THE REQUEST:
Repeat the listing exactly as given, omitting every image.

########################################

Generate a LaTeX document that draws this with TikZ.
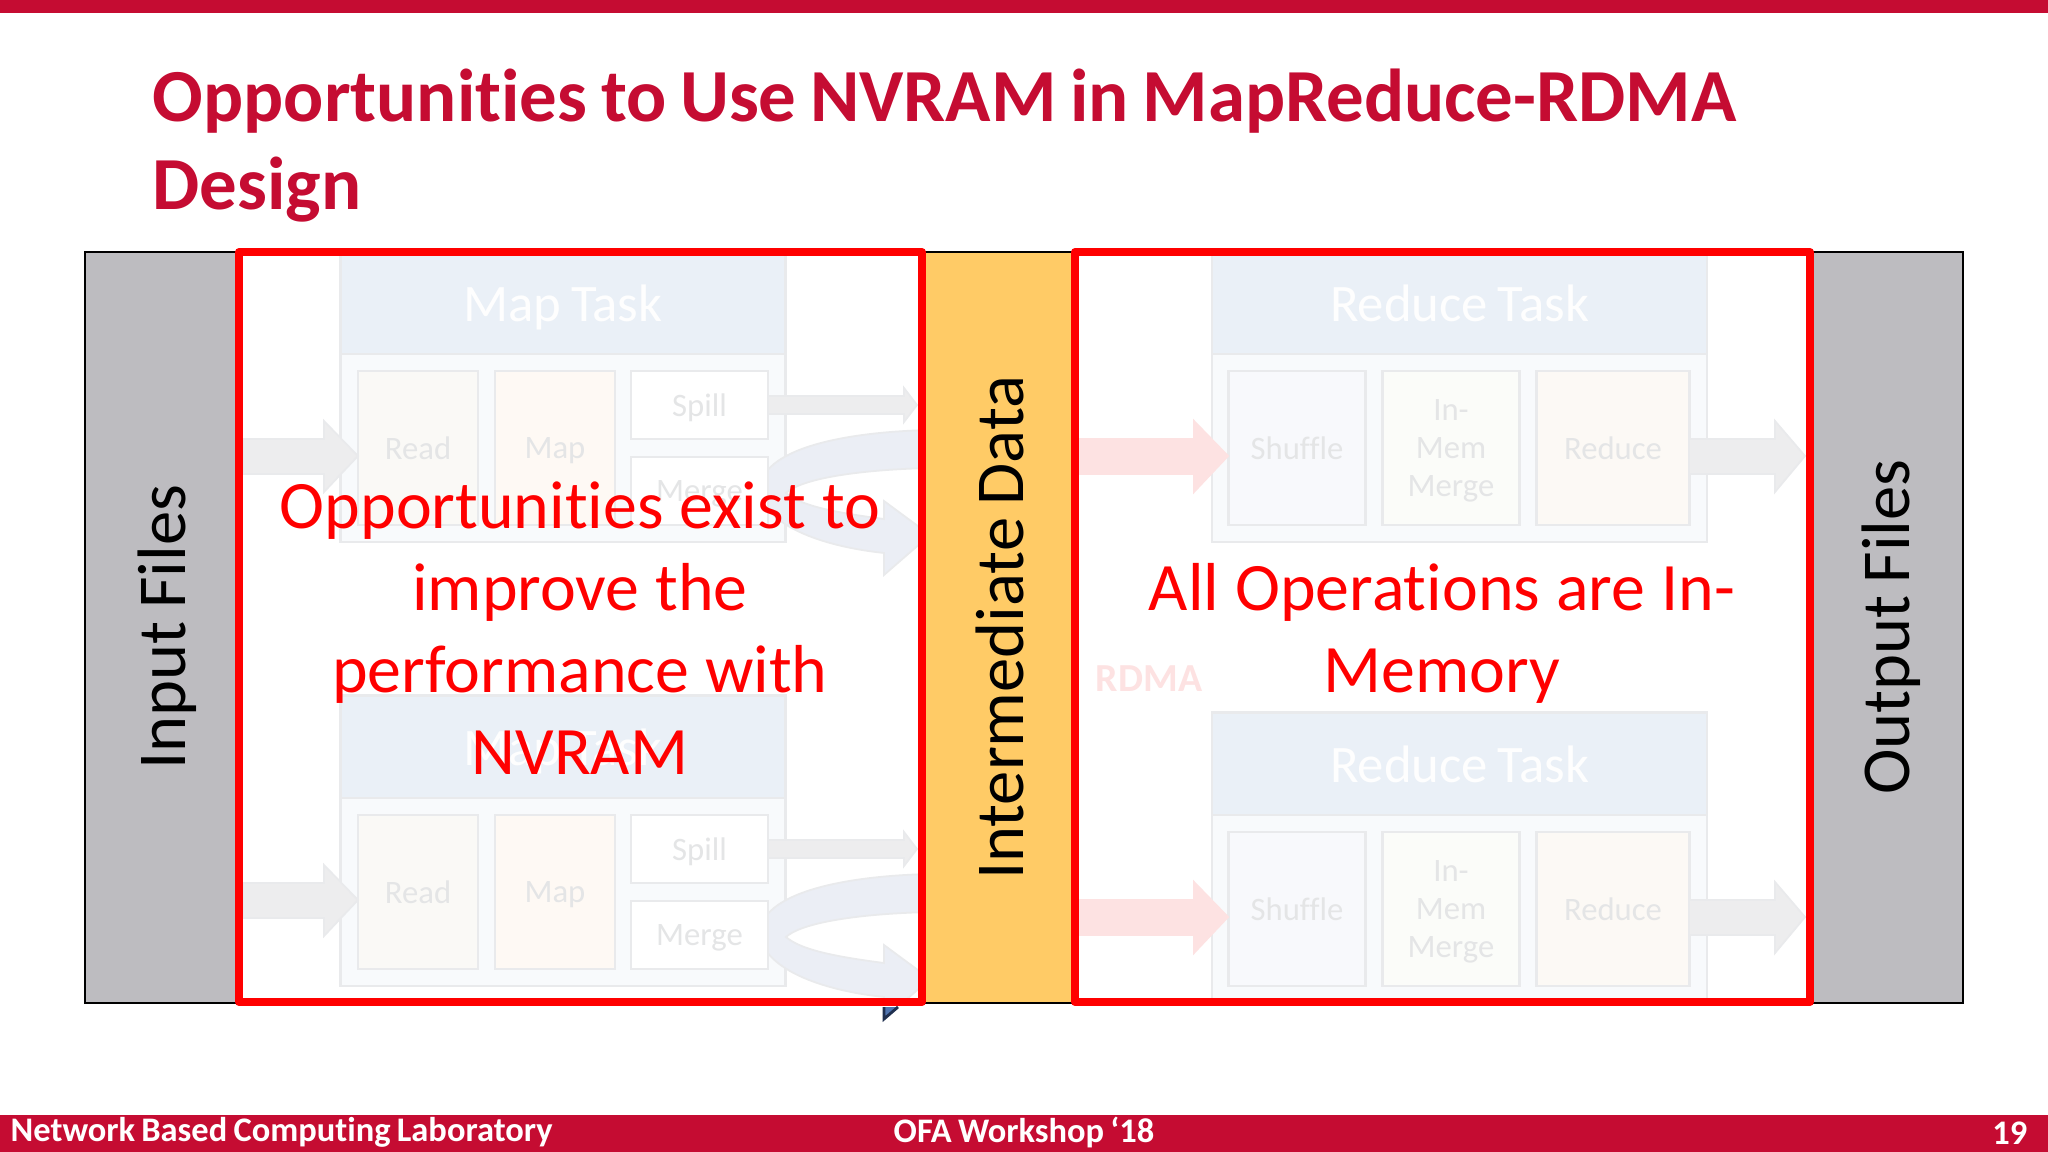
\documentclass[tikz,border=0pt]{standalone}
\usepackage{xcolor}
\usepackage{fontspec}
\setmainfont[Ligatures=NoCommon, WordSpace=0.8]{Carlito}
\newfontfamily\redfont[Ligatures=NoCommon, WordSpace=1.05]{Carlito}
\usetikzlibrary{positioning}

\definecolor{barred}{HTML}{C50C32}
\definecolor{sidegray}{HTML}{BDBCC0}
\definecolor{dataorange}{HTML}{FFCB66}
\definecolor{paleline}{HTML}{E9EAEC}
\definecolor{paletext}{HTML}{E4E5E6}
\definecolor{headfill}{HTML}{EAF0F7}
\definecolor{bodyfill}{HTML}{F8FAFC}
\definecolor{arrowgray}{HTML}{EDEDEE}
\definecolor{arrowpink}{HTML}{FDE2E2}
\definecolor{curvefill}{HTML}{EBEEF5}
\definecolor{readfill}{HTML}{FAF9F6}
\definecolor{mapfill}{HTML}{FEF9F4}
\definecolor{shufflefill}{HTML}{F8F9FC}
\definecolor{memfill}{HTML}{FBFCF9}
\definecolor{reducefill}{HTML}{FCF9F5}
\definecolor{tipfill}{HTML}{4F74B0}
\definecolor{tipline}{HTML}{1F2F4F}

\tikzset{
    taskhead/.style={draw=paleline, fill=headfill, line width=0.6pt, outer sep=0pt, minimum width=#1, minimum height=103*0.01cm, inner sep=0pt, text=white!95!headfill, text height=2.5ex, text depth=0.3ex, font=\fontsize{15}{17}\selectfont},
    taskbody/.style={draw=paleline, fill=bodyfill, line width=0.6pt, outer sep=0pt, minimum width=#1, minimum height=188*0.01cm, inner sep=0pt},
    stepbox/.style={draw=paleline, line width=0.6pt, outer sep=0pt, inner sep=0pt, text=paletext, text depth=0pt, align=center, font=\fontsize{9.3}{10.8}\selectfont},
    blockarrow/.style={fill=arrowgray, draw=paleline, line width=0.5pt},
    sidelabel/.style={rotate=90, inner sep=0pt, text=black, font=\fontsize{19.5}{23}\selectfont},
    redlabel/.style={align=flush center, inner sep=0pt, text=red, font=\redfont\fontsize{19.3}{23.3}\selectfont},
    footlabel/.style={inner sep=0pt, text=white, font=\bfseries\fontsize{9.8}{11}\selectfont}
}

\begin{document}
\begin{tikzpicture}[x=0.01cm, y=-0.01cm]
        \useasboundingbox (0,0) rectangle (2048,1152);
        \fill [white] (0,0) rectangle (2048,1152);

        % Bars
        \fill [barred] (0,0) rectangle (2048,13);
        \fill [barred] (0,1115) rectangle (2048,1152);
        \node [footlabel, anchor=west] (lab) at (10,1132) {Network Based Computing Laboratory};
        \node [footlabel] (workshop) at (1024,1132) {OFA Workshop ‘18};
        \node [footlabel, anchor=east] (pagenum) at (2028,1133) {19};

        % Title
        \node [anchor=west, inner sep=0pt, text=barred, font=\bfseries\fontsize{21.3}{25}\selectfont] (title1) at (152,101) {Opportunities to Use NVRAM in MapReduce-RDMA};
        \node [anchor=west, inner sep=0pt, text=barred, font=\bfseries\fontsize{21.3}{25}\selectfont] (title2) at (152,190) {Design};

        % Frame
        \draw [black, line width=0.5pt, fill=sidegray] (85,252) rectangle (1963,1003);
        \fill [dataorange] (925,252) rectangle (1075,1003);
        \draw [black, line width=0.5pt] (85,252) rectangle (1963,1003);
        \node [sidelabel] (input) at (167,627) {Input Files};
        \node [sidelabel] (inter) at (1000,628) {Intermediate Data};
        \node [sidelabel] (output) at (1891,627) {Output Files};

        % Tip left outside the box
        \draw [fill=tipfill, draw=tipline, line width=0.8pt] (884,1007) -- (884,1019) -- (898,1007);

        \fill [white] (239,252) rectangle (922,1002);
        \fill [white] (1075,252) rectangle (1810,1002);

        % Map tasks
        \foreach \dy in {0,444} {
            \node [taskhead=445*0.01cm] (maphead\dy) at (563,303+\dy) {Map Task};
            \node [taskbody=445*0.01cm] (mapbody\dy) at (563,448+\dy) {};

            % Merge loop sits behind the boxes
            \begin{scope}
                \clip (243,256) rectangle (918,998);
                \draw [fill=curvefill, draw=paleline, line width=0.5pt, shift={(0,\dy)}]
                    (930,430) .. controls (840,432) and (760,450) .. (760,490)
                    .. controls (762,520) and (810,545) .. (884,553)
                    -- (884,575) -- (930,535) -- (884,501) -- (884,519)
                    .. controls (830,512) and (800,505) .. (786,493)
                    .. controls (800,480) and (850,470) .. (930,468) -- cycle;
            \end{scope}

            \node [stepbox, fill=readfill, minimum width=120*0.01cm, minimum height=154*0.01cm] (read\dy) at (418,448+\dy) {Read};
            \node [stepbox, fill=mapfill, minimum width=120*0.01cm, minimum height=154*0.01cm, right=17*0.01cm of read\dy] (map\dy) {Map};
            \node [stepbox, fill=white, minimum width=137*0.01cm, minimum height=68*0.01cm] (spill\dy) at (699.5,405+\dy) {Spill};
            \node [stepbox, fill=white, minimum width=137*0.01cm, minimum height=68*0.01cm] (merge\dy) at (699.5,491+\dy) {Merge};

            \coordinate (inmap\dy) at (358,456+\dy);
            \draw [blockarrow] (inmap\dy) -- ++(-34,-35) -- ++(0,18) -- ++(-81,0) -- ++(0,35) -- ++(81,0) -- ++(0,18) -- cycle;
            \coordinate (outspill\dy) at (917,405+\dy);
            \draw [blockarrow] (outspill\dy) -- ++(-13,-17) -- ++(0,8) -- ++(-136,0) -- ++(0,18) -- ++(136,0) -- ++(0,8) -- cycle;
        }

        % Reduce tasks
        \foreach \dy in {0,461} {
            \node [taskhead=495*0.01cm] (redhead\dy) at (1459.5,303+\dy) {Reduce Task};
            \node [taskbody=495*0.01cm] (redbody\dy) at (1459.5,448+\dy) {};
            \node [stepbox, fill=shufflefill, minimum width=137*0.01cm, minimum height=154*0.01cm] (shuffle\dy) at (1297,448+\dy) {Shuffle};
            \node [stepbox, fill=memfill, minimum width=137*0.01cm, minimum height=154*0.01cm, right=17*0.01cm of shuffle\dy] (inmem\dy) {In-\\Mem\\Merge};
            \node [stepbox, fill=reducefill, minimum width=153*0.01cm, minimum height=154*0.01cm, right=17*0.01cm of inmem\dy] (reduce\dy) {Reduce};

            \coordinate (inred\dy) at (1228,456+\dy);
            \draw [blockarrow, fill=arrowpink, draw=arrowpink] (inred\dy) -- ++(-34,-35) -- ++(0,18) -- ++(-114,0) -- ++(0,35) -- ++(114,0) -- ++(0,18) -- cycle;
            \coordinate (outred\dy) at (1805,456+\dy);
            \draw [blockarrow] (outred\dy) -- ++(-30,-35) -- ++(0,18) -- ++(-86,0) -- ++(0,35) -- ++(86,0) -- ++(0,18) -- cycle;
        }
        \node [inner sep=0pt, text=arrowpink, font=\bfseries\fontsize{11.3}{13}\selectfont] (rdma) at (1149,679) {RDMA};

        % Red boxes
        \draw [red, line width=8*0.01cm, line join=round] (239,252) rectangle (922,1002);
        \draw [red, line width=8*0.01cm, line join=round] (1075,252) rectangle (1810,1002);
        \node [redlabel, text width=660*0.01cm] (opplabel) at (580,628) {Opportunities exist to\\improve the\\performance with\\NVRAM};
        \node [redlabel, text width=680*0.01cm] (memlabel) at (1442,633) {All Operations are In-\\Memory};
\end{tikzpicture}
\end{document}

########################################

OUTPUT OF THE TASK:
Generate a LaTeX document that draws this with TikZ.
\documentclass[tikz,border=0pt]{standalone}
\usepackage{xcolor}
\usepackage{fontspec}
\setmainfont[Ligatures=NoCommon, WordSpace=0.8]{Carlito}
\newfontfamily\redfont[Ligatures=NoCommon, WordSpace=1.05]{Carlito}
\usetikzlibrary{positioning}

\definecolor{barred}{HTML}{C50C32}
\definecolor{sidegray}{HTML}{BDBCC0}
\definecolor{dataorange}{HTML}{FFCB66}
\definecolor{paleline}{HTML}{E9EAEC}
\definecolor{paletext}{HTML}{E4E5E6}
\definecolor{headfill}{HTML}{EAF0F7}
\definecolor{bodyfill}{HTML}{F8FAFC}
\definecolor{arrowgray}{HTML}{EDEDEE}
\definecolor{arrowpink}{HTML}{FDE2E2}
\definecolor{curvefill}{HTML}{EBEEF5}
\definecolor{readfill}{HTML}{FAF9F6}
\definecolor{mapfill}{HTML}{FEF9F4}
\definecolor{shufflefill}{HTML}{F8F9FC}
\definecolor{memfill}{HTML}{FBFCF9}
\definecolor{reducefill}{HTML}{FCF9F5}
\definecolor{tipfill}{HTML}{4F74B0}
\definecolor{tipline}{HTML}{1F2F4F}

\tikzset{
    taskhead/.style={draw=paleline, fill=headfill, line width=0.6pt, outer sep=0pt, minimum width=#1, minimum height=103*0.01cm, inner sep=0pt, text=white!95!headfill, text height=2.5ex, text depth=0.3ex, font=\fontsize{15}{17}\selectfont},
    taskbody/.style={draw=paleline, fill=bodyfill, line width=0.6pt, outer sep=0pt, minimum width=#1, minimum height=188*0.01cm, inner sep=0pt},
    stepbox/.style={draw=paleline, line width=0.6pt, outer sep=0pt, inner sep=0pt, text=paletext, text depth=0pt, align=center, font=\fontsize{9.3}{10.8}\selectfont},
    blockarrow/.style={fill=arrowgray, draw=paleline, line width=0.5pt},
    sidelabel/.style={rotate=90, inner sep=0pt, text=black, font=\fontsize{19.5}{23}\selectfont},
    redlabel/.style={align=flush center, inner sep=0pt, text=red, font=\redfont\fontsize{19.3}{23.3}\selectfont},
    footlabel/.style={inner sep=0pt, text=white, font=\bfseries\fontsize{9.8}{11}\selectfont}
}

\begin{document}
\begin{tikzpicture}[x=0.01cm, y=-0.01cm]
        \useasboundingbox (0,0) rectangle (2048,1152);
        \fill [white] (0,0) rectangle (2048,1152);

        % Bars
        \fill [barred] (0,0) rectangle (2048,13);
        \fill [barred] (0,1115) rectangle (2048,1152);
        \node [footlabel, anchor=west] (lab) at (10,1132) {Network Based Computing Laboratory};
        \node [footlabel] (workshop) at (1024,1132) {OFA Workshop ‘18};
        \node [footlabel, anchor=east] (pagenum) at (2028,1133) {19};

        % Title
        \node [anchor=west, inner sep=0pt, text=barred, font=\bfseries\fontsize{21.3}{25}\selectfont] (title1) at (152,101) {Opportunities to Use NVRAM in MapReduce-RDMA};
        \node [anchor=west, inner sep=0pt, text=barred, font=\bfseries\fontsize{21.3}{25}\selectfont] (title2) at (152,190) {Design};

        % Frame
        \draw [black, line width=0.5pt, fill=sidegray] (85,252) rectangle (1963,1003);
        \fill [dataorange] (925,252) rectangle (1075,1003);
        \draw [black, line width=0.5pt] (85,252) rectangle (1963,1003);
        \node [sidelabel] (input) at (167,627) {Input Files};
        \node [sidelabel] (inter) at (1000,628) {Intermediate Data};
        \node [sidelabel] (output) at (1891,627) {Output Files};

        % Tip left outside the box
        \draw [fill=tipfill, draw=tipline, line width=0.8pt] (884,1007) -- (884,1019) -- (898,1007);

        \fill [white] (239,252) rectangle (922,1002);
        \fill [white] (1075,252) rectangle (1810,1002);

        % Map tasks
        \foreach \dy in {0,444} {
            \node [taskhead=445*0.01cm] (maphead\dy) at (563,303+\dy) {Map Task};
            \node [taskbody=445*0.01cm] (mapbody\dy) at (563,448+\dy) {};

            % Merge loop sits behind the boxes
            \begin{scope}
                \clip (243,256) rectangle (918,998);
                \draw [fill=curvefill, draw=paleline, line width=0.5pt, shift={(0,\dy)}]
                    (930,430) .. controls (840,432) and (760,450) .. (760,490)
                    .. controls (762,520) and (810,545) .. (884,553)
                    -- (884,575) -- (930,535) -- (884,501) -- (884,519)
                    .. controls (830,512) and (800,505) .. (786,493)
                    .. controls (800,480) and (850,470) .. (930,468) -- cycle;
            \end{scope}

            \node [stepbox, fill=readfill, minimum width=120*0.01cm, minimum height=154*0.01cm] (read\dy) at (418,448+\dy) {Read};
            \node [stepbox, fill=mapfill, minimum width=120*0.01cm, minimum height=154*0.01cm, right=17*0.01cm of read\dy] (map\dy) {Map};
            \node [stepbox, fill=white, minimum width=137*0.01cm, minimum height=68*0.01cm] (spill\dy) at (699.5,405+\dy) {Spill};
            \node [stepbox, fill=white, minimum width=137*0.01cm, minimum height=68*0.01cm] (merge\dy) at (699.5,491+\dy) {Merge};

            \coordinate (inmap\dy) at (358,456+\dy);
            \draw [blockarrow] (inmap\dy) -- ++(-34,-35) -- ++(0,18) -- ++(-81,0) -- ++(0,35) -- ++(81,0) -- ++(0,18) -- cycle;
            \coordinate (outspill\dy) at (917,405+\dy);
            \draw [blockarrow] (outspill\dy) -- ++(-13,-17) -- ++(0,8) -- ++(-136,0) -- ++(0,18) -- ++(136,0) -- ++(0,8) -- cycle;
        }

        % Reduce tasks
        \foreach \dy in {0,461} {
            \node [taskhead=495*0.01cm] (redhead\dy) at (1459.5,303+\dy) {Reduce Task};
            \node [taskbody=495*0.01cm] (redbody\dy) at (1459.5,448+\dy) {};
            \node [stepbox, fill=shufflefill, minimum width=137*0.01cm, minimum height=154*0.01cm] (shuffle\dy) at (1297,448+\dy) {Shuffle};
            \node [stepbox, fill=memfill, minimum width=137*0.01cm, minimum height=154*0.01cm, right=17*0.01cm of shuffle\dy] (inmem\dy) {In-\\Mem\\Merge};
            \node [stepbox, fill=reducefill, minimum width=153*0.01cm, minimum height=154*0.01cm, right=17*0.01cm of inmem\dy] (reduce\dy) {Reduce};

            \coordinate (inred\dy) at (1228,456+\dy);
            \draw [blockarrow, fill=arrowpink, draw=arrowpink] (inred\dy) -- ++(-34,-35) -- ++(0,18) -- ++(-114,0) -- ++(0,35) -- ++(114,0) -- ++(0,18) -- cycle;
            \coordinate (outred\dy) at (1805,456+\dy);
            \draw [blockarrow] (outred\dy) -- ++(-30,-35) -- ++(0,18) -- ++(-86,0) -- ++(0,35) -- ++(86,0) -- ++(0,18) -- cycle;
        }
        \node [inner sep=0pt, text=arrowpink, font=\bfseries\fontsize{11.3}{13}\selectfont] (rdma) at (1149,679) {RDMA};

        % Red boxes
        \draw [red, line width=8*0.01cm, line join=round] (239,252) rectangle (922,1002);
        \draw [red, line width=8*0.01cm, line join=round] (1075,252) rectangle (1810,1002);
        \node [redlabel, text width=660*0.01cm] (opplabel) at (580,628) {Opportunities exist to\\improve the\\performance with\\NVRAM};
        \node [redlabel, text width=680*0.01cm] (memlabel) at (1442,633) {All Operations are In-\\Memory};
\end{tikzpicture}
\end{document}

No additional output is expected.